What to produce: Write only the number of lines holding the string "that".

------------------------------

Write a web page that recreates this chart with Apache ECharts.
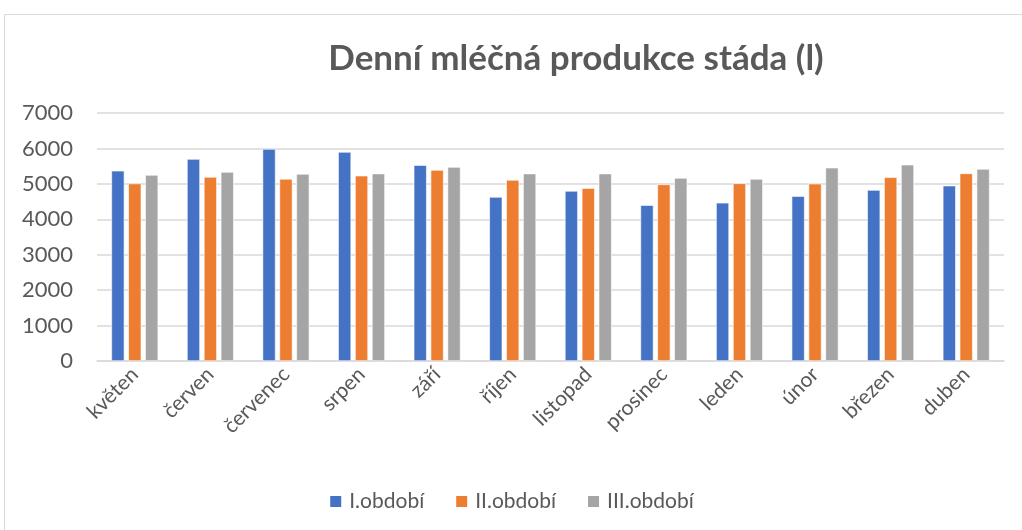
<!DOCTYPE html>
<html><head><meta charset="utf-8">
<script src="https://cdn.jsdelivr.net/npm/echarts@6/dist/echarts.min.js"></script>
<style>html,body{margin:0;padding:0;background:#fff}#c{width:1022px;height:530px}</style>
</head><body><div id="c"></div>
<script>
const categories = ["květen","červen","červenec","srpen","září","říjen","listopad","prosinec","leden","únor","březen","duben"];
const seriesNames = ["I.období","II.období","III.období"];
const period1 = [5370,5700,5985,5900,5530,4630,4800,4400,4465,4655,4825,4950];
const period2 = [5010,5195,5140,5230,5390,5110,4880,4985,5015,5005,5185,5295];
const period3 = [5250,5335,5280,5290,5475,5290,5290,5165,5140,5455,5540,5420];
const yTicks = {min:0, max:7000, interval:1000};
const colors = ["#4472C4","#ED7D31","#A5A5A5"];
const font = "Lato, 'Open Sans', sans-serif";
const chart = echarts.init(document.getElementById('c'));
const data = [period1, period2, period3];
chart.setOption({
  animation:false,
  title:{text:"Denní mléčná produkce stáda (l)", left:571, textAlign:'center', top:36,
    textStyle:{fontFamily:font, fontSize:35, fontWeight:'bold', color:'#595959'}},
  graphic:[{type:'rect', shape:{x:4.5,y:14.5,width:1030,height:530}, style:{fill:'none', stroke:'#d9d9d9', lineWidth:1}, silent:true}],
  legend:{top:486, left:'center', itemWidth:13, itemHeight:13, itemGap:30,
    icon:'rect', textStyle:{fontFamily:font, fontSize:21, color:'#595959', padding:[0,0,0,2]}, data:seriesNames},
  grid:{left:97, right:18, top:113, bottom:169, containLabel:false},
  xAxis:{type:'category', data:categories,
    axisLine:{lineStyle:{color:'#d9d9d9', width:1.5}}, axisTick:{show:false},
    axisLabel:{rotate:45, fontFamily:font, fontSize:21, color:'#595959', margin:10, interval:0}},
  yAxis:{type:'value', min:yTicks.min, max:yTicks.max, interval:yTicks.interval,
    axisLine:{show:false}, axisTick:{show:false},
    splitLine:{lineStyle:{color:'#d9d9d9', width:1.5}},
    axisLabel:{fontFamily:font, fontSize:22, color:'#595959', margin:24, formatter:v=>String(v)}},
  series: seriesNames.map((n,i)=>({name:n, type:'bar', data:data[i], barWidth:13, barGap:'30%',
    itemStyle:{color:colors[i], borderColor:'#ffffff', borderWidth:0.6}}))
});
</script></body></html>
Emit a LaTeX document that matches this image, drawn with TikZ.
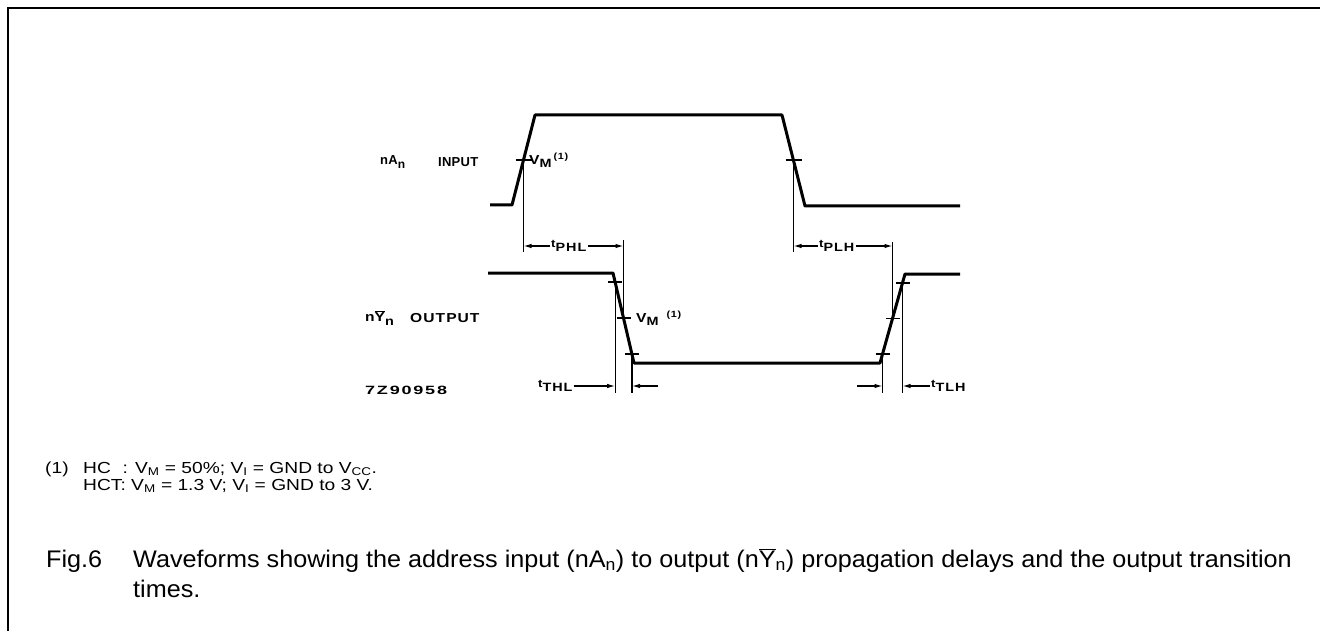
\documentclass[tikz,border=0pt]{standalone}
\usepackage{fontspec}
\setmainfont{Liberation Sans}
\newfontfamily\fnfont[FakeStretch=1.2]{Liberation Sans}
\newfontfamily\capfont[FakeStretch=1.05]{Liberation Sans}
\newfontfamily\lblfont[FakeStretch=1.2,LetterSpace=8]{Liberation Sans Bold}
\newfontfamily\lbltight[LetterSpace=2]{Liberation Sans Bold}
\newfontfamily\codefont[FakeStretch=1.5,LetterSpace=15]{Liberation Sans Bold}
\newcommand\lsub[1]{\raisebox{-3.5pt}{\fontsize{12}{12}\selectfont #1}}
\newcommand\lsup[1]{\raisebox{5pt}{\fontsize{9}{9}\selectfont #1}}
\usetikzlibrary{arrows.meta}
\begin{document}
\begin{tikzpicture}[x=1pt,y=-1pt,
  wave/.style={line width=3pt, line join=round},
  dim/.style={line width=1.2pt},
  tickmark/.style={line width=1.5pt},
  arr/.style={line width=1.2pt,-{Latex[length=8pt,width=4.5pt]}},
  lbl/.style={font=\fontsize{13}{15}\lblfont, inner sep=1pt},
  tlbl/.style={font=\fontsize{11}{13}\lblfont, inner sep=1pt},
  captext/.style={font=\fontsize{24}{30}\capfont, inner sep=0pt, anchor=base west},
  fn/.style={font=\fontsize{16}{17}\fnfont, inner sep=0pt, anchor=base west},
]
\useasboundingbox (0,0) rectangle (1320,631);
\draw[line width=2pt] (1320,8) -- (8,8) -- (8,631);

% input waveform
\coordinate (i0) at (490,205);
\coordinate (i1) at (512,205);
\coordinate (i2) at (535,115);
\coordinate (i3) at (782,115);
\coordinate (i4) at (805,206);
\coordinate (i5) at (960,206);
\draw[wave] (i0) -- (i1) -- (i2) -- (i3) -- (i4) -- (i5);
\coordinate (ia) at (523.5,160);
\coordinate (ib) at (793.5,160);
\draw[tickmark] (ia) ++(-8,0) -- ++(16,0);
\draw[tickmark] (ib) ++(-8,0) -- ++(16,0);

% output waveform
\coordinate (o0) at (488,273);
\coordinate (o1) at (613,273);
\coordinate (o2) at (634,363);
\coordinate (o3) at (880,363);
\coordinate (o4) at (905,274);
\coordinate (o5) at (960,274);
\draw[wave] (o0) -- (o1) -- (o2) -- (o3) -- (o4) -- (o5);
\coordinate (oa1) at (615.1,282);
\coordinate (oa2) at (623.5,318);
\coordinate (oa3) at (632,354);
\coordinate (ob1) at (882.5,354);
\coordinate (ob2) at (892.5,318.5);
\coordinate (ob3) at (902.5,283);
\foreach \p in {oa1,oa2,oa3,ob1,ob2,ob3}
  \draw[tickmark] (\p) ++(-7,0) -- ++(14,0);

% reference verticals
\draw[dim] (ia) -- ++(0,92);
\draw[dim] (ib) -- ++(0,92);
\coordinate (pa) at (623.5,240);
\coordinate (pb) at (892.5,242);
\draw[dim] (pa) -- (oa2);
\draw[dim] (pb) -- (ob2);
\draw[dim] (oa1) -- ++(0,111);
\draw[dim] (oa3) -- ++(0,39);
\draw[dim] (ob1) -- ++(0,39);
\draw[dim] (ob3) -- ++(0,110);

% signal labels
\node[font=\fontsize{13}{15}\lbltight, inner sep=1pt, anchor=west] (inA) at (379,162) {nA\lsub{n}};
\node[font=\fontsize{13}{15}\lbltight, inner sep=1pt, anchor=west] (inlbl) at (437,162) {INPUT};
\node[lbl, anchor=west] (outY) at (364,318) {n$\overline{\hbox{Y}}$\lsub{n}};
\node[lbl, anchor=west] (outlbl) at (409,318) {OUTPUT};
\node[font=\fontsize{12}{14}\codefont, inner sep=1pt, anchor=west] (code) at (364,390) {7Z90958};
\node[lbl, anchor=west] (vm1) at (528,160) {V\lsub{M}\hspace{2pt}\lsup{(1)}};
\node[lbl, anchor=west] (vm2) at (635,318) {V\lsub{M}\hspace{8pt}\lsup{(1)}};

% propagation delays
\node[tlbl, anchor=west] (tphl) at (550,246) {t\lsub{PHL}};
\draw[arr] (tphl.west) -- (ia |- tphl);
\draw[arr] (tphl.east) -- (pa |- tphl);
\node[tlbl, anchor=west] (tplh) at (818,246) {t\lsub{PLH}};
\draw[arr] (tplh.west) -- (ib |- tplh);
\draw[arr] (tplh.east) -- (pb |- tplh);

% transition times
\node[tlbl, anchor=west] (tthl) at (537,386) {t\lsub{THL}};
\draw[arr] (tthl.east) -- (oa1 |- tthl);
\coordinate (thr) at (658,386);
\draw[arr] (thr) -- (oa3 |- thr);
\coordinate (tll) at (857,386);
\draw[arr] (tll) -- (ob1 |- tll);
\node[tlbl, anchor=west] (ttlh) at (930,386) {t\lsub{TLH}};
\draw[arr] (ttlh.west) -- (ob3 |- ttlh);

% footnote
\node[fn] (fn1) at (45,473) {(1)};
\node[fn] (fn2) at (83,473) {\rlap{HC}\hphantom{HCT}: V\textsubscript{M} = 50\%; V\textsubscript{I} = GND to V\textsubscript{CC}.};
\node[fn] (fn3) at (83,490) {HCT: V\textsubscript{M} = 1.3 V; V\textsubscript{I} = GND to 3 V.};

% caption
\node[captext] (fig) at (46,567) {Fig.6};
\node[captext] (cap1) at (133,567) {Waveforms showing the address input (nA\textsubscript{n}) to output (n$\overline{\hbox{Y}}$\textsubscript{n}) propagation delays and the output transition};
\node[captext] (cap2) at (133,597) {times.};
\end{tikzpicture}
\end{document}
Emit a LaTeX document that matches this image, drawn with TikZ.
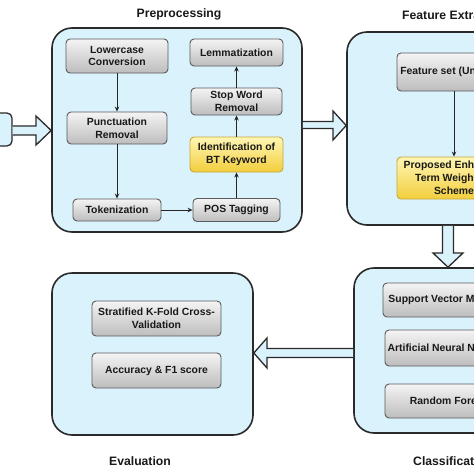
\documentclass[tikz,border=0pt]{standalone}
\usepackage{fontspec}
\setmainfont{Liberation Sans}
\usetikzlibrary{arrows.meta}
\definecolor{panel}{HTML}{DAF2FB}
\definecolor{edge}{HTML}{2A2A2A}
\definecolor{procline}{HTML}{5A5A5A}
\definecolor{greytop}{HTML}{F4F4F4}
\definecolor{greybot}{HTML}{BDBDBD}
\definecolor{keyline}{HTML}{C9A63A}
\definecolor{keytop}{HTML}{FFF6B4}
\definecolor{keybot}{HTML}{F2CE3C}
\newcommand{\cellfont}{\bfseries\fontsize{10.4}{12.8}\selectfont}
\newcommand{\headfont}{\bfseries\fontsize{12.2}{14}\selectfont}
\tikzset{
  stage/.style={draw=edge,line width=1.6pt,fill=panel,rounded corners=20pt,inner sep=0pt},
  proc/.style={draw=procline,line width=0.9pt,rounded corners=4pt,top color=greytop,
    bottom color=greybot,align=center,inner sep=2pt,font=\cellfont,text=black!90},
  key/.style={proc,draw=keyline,top color=keytop,bottom color=keybot},
  flow/.style={draw=black!85,line width=0.8pt,-{Stealth[length=5pt,width=4.5pt]}},
  harrow/.style={draw=edge,line width=1.3pt,fill=panel,line join=miter},
  title/.style={font=\headfont,inner sep=0pt,text=black!90}
}
\begin{document}
\begin{tikzpicture}[x=1pt,y=-1pt]
\useasboundingbox (0,0) rectangle (474,474);
\clip (0,0) rectangle (474,474);
%=======stages=============
\node[stage,minimum width=250pt,minimum height=204pt] (pre) at (177,130) {};
\node[stage,minimum width=214pt,minimum height=193pt] (feat) at (454,128.5) {};
\node[stage,minimum width=188pt,minimum height=165pt] (cls) at (448,350.5) {};
\node[stage,minimum width=201pt,minimum height=162pt] (eval) at (152.5,354) {};
\node[stage,rounded corners=5pt,line width=1.3pt,minimum width=50pt,minimum height=33pt] (src) at (-13,129.5) {};
%=======titles=============
\node[title,anchor=base] (pretitle) at (179,17) {Preprocessing};
\node[title,anchor=base west] (feattitle) at (402,19) {Feature Extraction};
\node[title,anchor=base west] (clstitle) at (413,465) {Classification};
\node[title,anchor=base] (evaltitle) at (140,465) {Evaluation};
%=======preprocessing=============
\node[proc,minimum width=102pt,minimum height=34pt] (lower) at (117,56) {Lowercase\\Conversion};
\node[proc,minimum width=100pt,minimum height=32pt] (punct) at (117,128) {Punctuation\\Removal};
\node[proc,minimum width=88pt,minimum height=22pt] (token) at (117,210) {Tokenization};
\node[proc,minimum width=87pt,minimum height=23pt] (pos) at (236.5,210) {POS Tagging};
\node[key,minimum width=93pt,minimum height=35pt] (btkey) at (236.5,154.5) {Identification of\\BT Keyword};
\node[proc,minimum width=91pt,minimum height=27pt] (stop) at (236.5,101.5) {Stop Word\\Removal};
\node[proc,minimum width=93pt,minimum height=27pt] (lemma) at (236.5,52.5) {Lemmatization};
\draw[flow] (lower) -- (punct);
\draw[flow] (punct) -- (token);
\draw[flow] (token) -- (pos);
\draw[flow] (pos) -- (btkey);
\draw[flow] (btkey) -- (stop);
\draw[flow] (stop) -- (lemma);
%=======feature extraction=============
\node[proc,minimum width=114pt,minimum height=38pt] (fset) at (454,72) {Feature set (Unigram)};
\node[key,minimum width=114pt,minimum height=42pt] (prop) at (454,178) {Proposed Enhanced\\Term Weighting\\Scheme};
\draw[flow] (fset) -- (prop);
%=======classification=============
\node[proc,minimum width=130pt,minimum height=34pt] (svm) at (448,300) {Support Vector Machine};
\node[proc,minimum width=126pt,minimum height=36pt] (ann) at (448,348) {Artificial Neural Network};
\node[proc,minimum width=126pt,minimum height=34pt] (rf) at (448,401) {Random Forest};
%=======evaluation=============
\node[proc,minimum width=129pt,minimum height=35pt] (strat) at (156.5,318.5) {Stratified K-Fold Cross-\\Validation};
\node[proc,minimum width=129pt,minimum height=35pt] (acc) at (156.5,370.5) {Accuracy \& F1 score};
%=======block arrows=============
\draw[harrow] (src.east |- 0,126) -- (36,126) -- (36,116) -- (pre.west |- 0,130.5)
  -- (36,145) -- (36,135) -- (src.east |- 0,135);
\draw[harrow] (pre.east |- 0,121.5) -- (333,121.5) -- (333,111) -- (feat.west |- 0,125.5)
  -- (333,140) -- (333,128.5) -- (pre.east |- 0,128.5);
\draw[harrow] (feat.south -| 442.5,0) -- (442.5,253) -- (433,253) -- (cls.north)
  -- (463,253) -- (453.5,253) -- (feat.south -| 453.5,0);
\draw[harrow] (cls.west |- 0,348.5) -- (267,348.5) -- (267,338) -- (eval.east |- 0,353)
  -- (267,368) -- (267,357.5) -- (cls.west |- 0,357.5);
\end{tikzpicture}
\end{document}
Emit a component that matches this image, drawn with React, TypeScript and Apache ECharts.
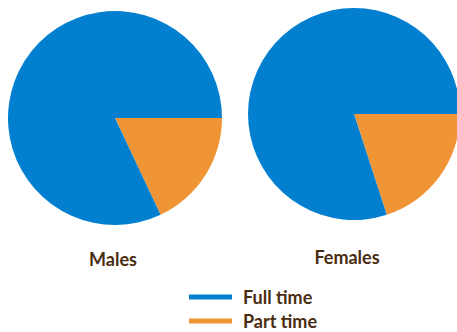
import React, { useEffect, useRef } from "react";
import * as echarts from "echarts";

const categories = ["Full time", "Part time"];
const groups = ["Males", "Females"];
const malesValues = [82, 18];
const femalesValues = [80, 20];
const colors = ["#0280CF", "#F09535"];

export default function App() {
  const ref = useRef<HTMLDivElement>(null);
  useEffect(() => {
    if (!ref.current) return;
    const chart = echarts.init(ref.current, undefined, { renderer: "svg" });
    const mk = (vals: number[]) =>
      // part time first so it starts at 3 o'clock going clockwise
      [1, 0].map((i) => ({
        name: categories[i],
        value: vals[i],
        itemStyle: { color: colors[i] },
      }));
    const textColor = "#4A2C10";
    const font = "Lato, 'Open Sans', sans-serif";
    const titleStyle = { color: textColor, fontSize: 18, fontWeight: "bold", fontFamily: font, lineHeight: 20 };
    const legendBase = (name: string, top: number) => ({
      data: [name],
      orient: "vertical",
      left: 189,
      top,
      padding: 0,
      icon: "rect",
      itemWidth: 43,
      itemHeight: 5,
      selectedMode: false,
      textStyle: {
        color: textColor,
        fontSize: 18,
        fontWeight: "bold",
        fontFamily: font,
        lineHeight: 17,
        padding: [0, 0, 0, 6],
      },
    });
    chart.setOption({
      animation: false,
      title: [
        { text: groups[0], left: 113, top: 249, padding: 0, textAlign: "center", textStyle: titleStyle },
        { text: groups[1], left: 347, top: 247, padding: 0, textAlign: "center", textStyle: titleStyle },
      ],
      legend: [legendBase(categories[0], 288), legendBase(categories[1], 312)],
      series: [
        {
          type: "pie",
          center: [115, 118],
          radius: 107,
          startAngle: 0,
          clockwise: true,
          label: { show: false },
          labelLine: { show: false },
          emphasis: { disabled: true },
          itemStyle: { borderWidth: 0 },
          data: mk(malesValues),
        },
        {
          type: "pie",
          center: [354, 114],
          radius: 106,
          startAngle: 0,
          clockwise: true,
          label: { show: false },
          labelLine: { show: false },
          emphasis: { disabled: true },
          itemStyle: { borderWidth: 0 },
          data: mk(femalesValues),
        },
      ],
    });
    return () => chart.dispose();
  }, []);
  return (
    <div
      ref={ref}
      style={{ position: "fixed", left: 0, top: 0, width: 457, height: 332, background: "#fff" }}
    />
  );
}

------------------------------

Complete answer: 4